As to the origin of the stars there is a wide diversity of explanations. Among the Zulu of southeastern Africa the word for star is “inkanyezi” which is also the word for firefly. In one tale the night sky is dark because the heavens have accumulated the smoke from all the fires that have ever been lit and some of the sparks from these fires persist in the sky as the stars. Another tale from the San has it that when the Sun goes to bed in the west at night, he pulls a blanket over himself to keep warm, but the blanket is old and has holes in it, producing the stars.

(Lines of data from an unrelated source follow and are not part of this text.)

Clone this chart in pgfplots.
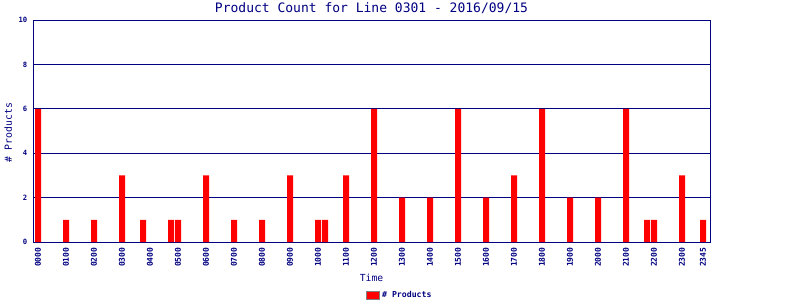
\documentclass[border=0pt]{standalone}
\usepackage{pgfplots}
\pgfplotsset{compat=1.18}
\usepackage{fontspec}
\setmainfont{DejaVu Sans Mono}
\definecolor{navy}{HTML}{000080}
\begin{document}
\begin{tikzpicture}
\useasboundingbox (0,0) rectangle (800pt,300pt);
\begin{axis}[
  at={(33pt,58pt)}, anchor=south west,
  scale only axis, width=677pt, height=222pt,
  xmin=-0.18, xmax=24, ymin=0, ymax=10,
  axis line style={navy, line width=0.9pt},
  ytick={0,2,4,6,8,10},
  ymajorgrids, grid style={navy, line width=0.9pt},
  major tick length=0pt,
  xtick={0,1,2,3,4,5,6,7,8,9,10,11,12,13,14,15,16,17,18,19,20,21,22,23,23.75},
  xticklabels={0000,0100,0200,0300,0400,0500,0600,0700,0800,0900,1000,1100,1200,1300,1400,1500,1600,1700,1800,1900,2000,2100,2200,2300,2345},
  /pgf/number format/assume math mode=true,
  xticklabel style={yshift=-5.5pt, rotate=90, anchor=east, font=\fontsize{8}{9}\selectfont\bfseries, text=navy, inner sep=0pt},
  yticklabel style={xshift=-5.5pt, font=\fontsize{7.2}{8}\selectfont\bfseries, text=navy, inner sep=0pt},
  every axis title shift=0pt,
  title={Product Count for Line 0301 - 2016/09/15},
  title style={at={(axis description cs:0.5,1.033)}, anchor=base, yshift=0pt, font=\fontsize{13}{14}\selectfont, text=navy},
  xlabel={Time},
  xlabel style={at={(axis description cs:0.5,-0.162)}, anchor=center, font=\fontsize{9.7}{10}\selectfont, text=navy},
  ylabel={\# Products},
  ylabel style={at={(axis description cs:-0.0365,0.493)}, anchor=center, rotate=0, font=\fontsize{9.8}{10}\selectfont, text=navy},
  legend style={at={(axis description cs:0.542,-0.239)}, anchor=center, draw=none, fill=none, font=\fontsize{8.2}{9}\selectfont\bfseries, text=navy, inner sep=0pt},
  legend image code/.code={\draw[fill=red, draw=gray, line width=0.8pt] (0pt,-4pt) rectangle (13pt,4pt);},
  clip=false,
]
\addplot[ybar, bar width=6pt, fill=red, draw=none] coordinates {
(0,6) (1,1) (2,1) (3,3) (3.75,1) (4.75,1) (5,1) (6,3) (7,1) (8,1) (9,3)
(10,1) (10.25,1) (11,3) (12,6) (13,2) (14,2) (15,6) (16,2) (17,3) (18,6)
(19,2) (20,2) (21,6) (21.75,1) (22,1) (23,3) (23.75,1)
};
\addlegendentry{\# Products}
\end{axis}
\end{tikzpicture}
\end{document}
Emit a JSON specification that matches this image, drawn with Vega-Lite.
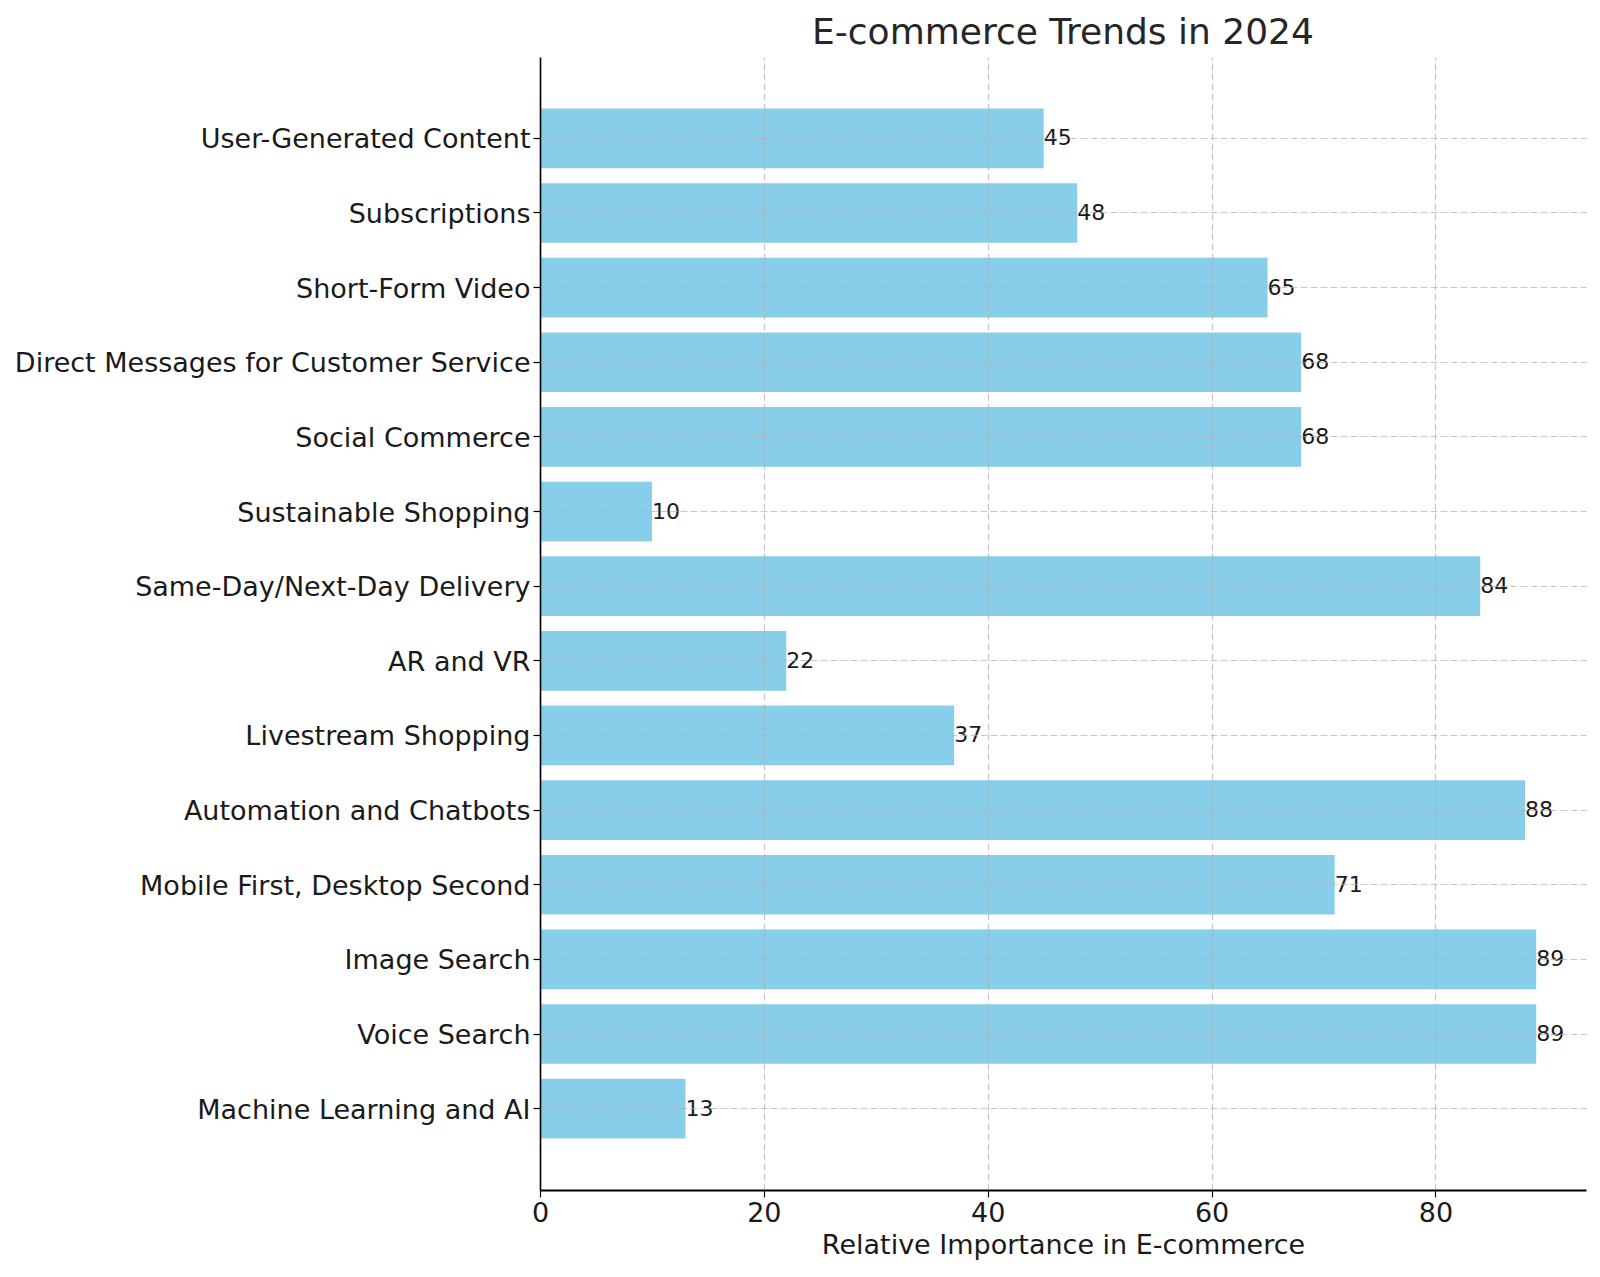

Well, in addition to these stories, there are a wide variety of more general creation stories across Africa. Again, with some 2000 ethnicities I can only briefly sample a few of them, and as with the Greek myths I talked about way back in Episode 7, there are no canonical versions of these stories. Different people will tell them their own way so many of these stories have a number of variants. Oftentimes the stories that get recorded by anthropologists have been a number of distinct stories that they have heard that have all sort of been smooshed together.
One version of the Zulu creation myth goes like this: One day the god iNkosi, which simply means Chief, saw that a young man was making trouble. This time the young man was riding iNkosi’s favorite white horse, but this was far from the first time that this young man had been making mischief. INkosi decided that enough was enough and resolved to send the man down to Earth so that he would cause no more problems in the heavens. INkosi ordered that a hole be cut in the sky and that an intestine be tied around the waist of the young man. INkosi then lowered him down to the Earth. When the man set foot on Earth, the man saw that he still had an umbilical cord attached to him, so he found a reed and cut the cord off. A month passed and iNkosi decided to check to see how the man was doing, so he opened the hole back up and looked down. To his dismay, the man was sitting under a banana tree looking very thin and weak. INkosi asked himself, “What is wrong with my son? Was there no food and water for him on Earth?” INkosi then realized that the man was very young and was all alone. So he decided that he would give the man a companion and called upon the most beautiful woman in the heavens and said to her, “Today you must leave the heavens and go down to the Earth to live with your man so that he might have somebody with him who will make him happy.” INkosi then tied the intestine around the woman’s waist and lowered her to the Earth through the hole in the sky. When the woman touched the Earth, the man woke up and was astonished with what he saw. He said, “I have never seen anything so beautiful since I came to this place. This woman must have been a gift from my father, for who else can give such beautiful gifts?” Then he took a reed and cut the umbilical cord of the woman, too. After this, iNkosi pulled the cord up to heaven and sealed the hole shut so that the people on Earth could not look up into the heavens, and the gods in the heavens could not look down upon the Earth and see the manner in which the people multiplied. This is why the Zulu call themselves the Zulu, because in that language the word “Zulu” means “heavens” or “sky,” and this is where they came from.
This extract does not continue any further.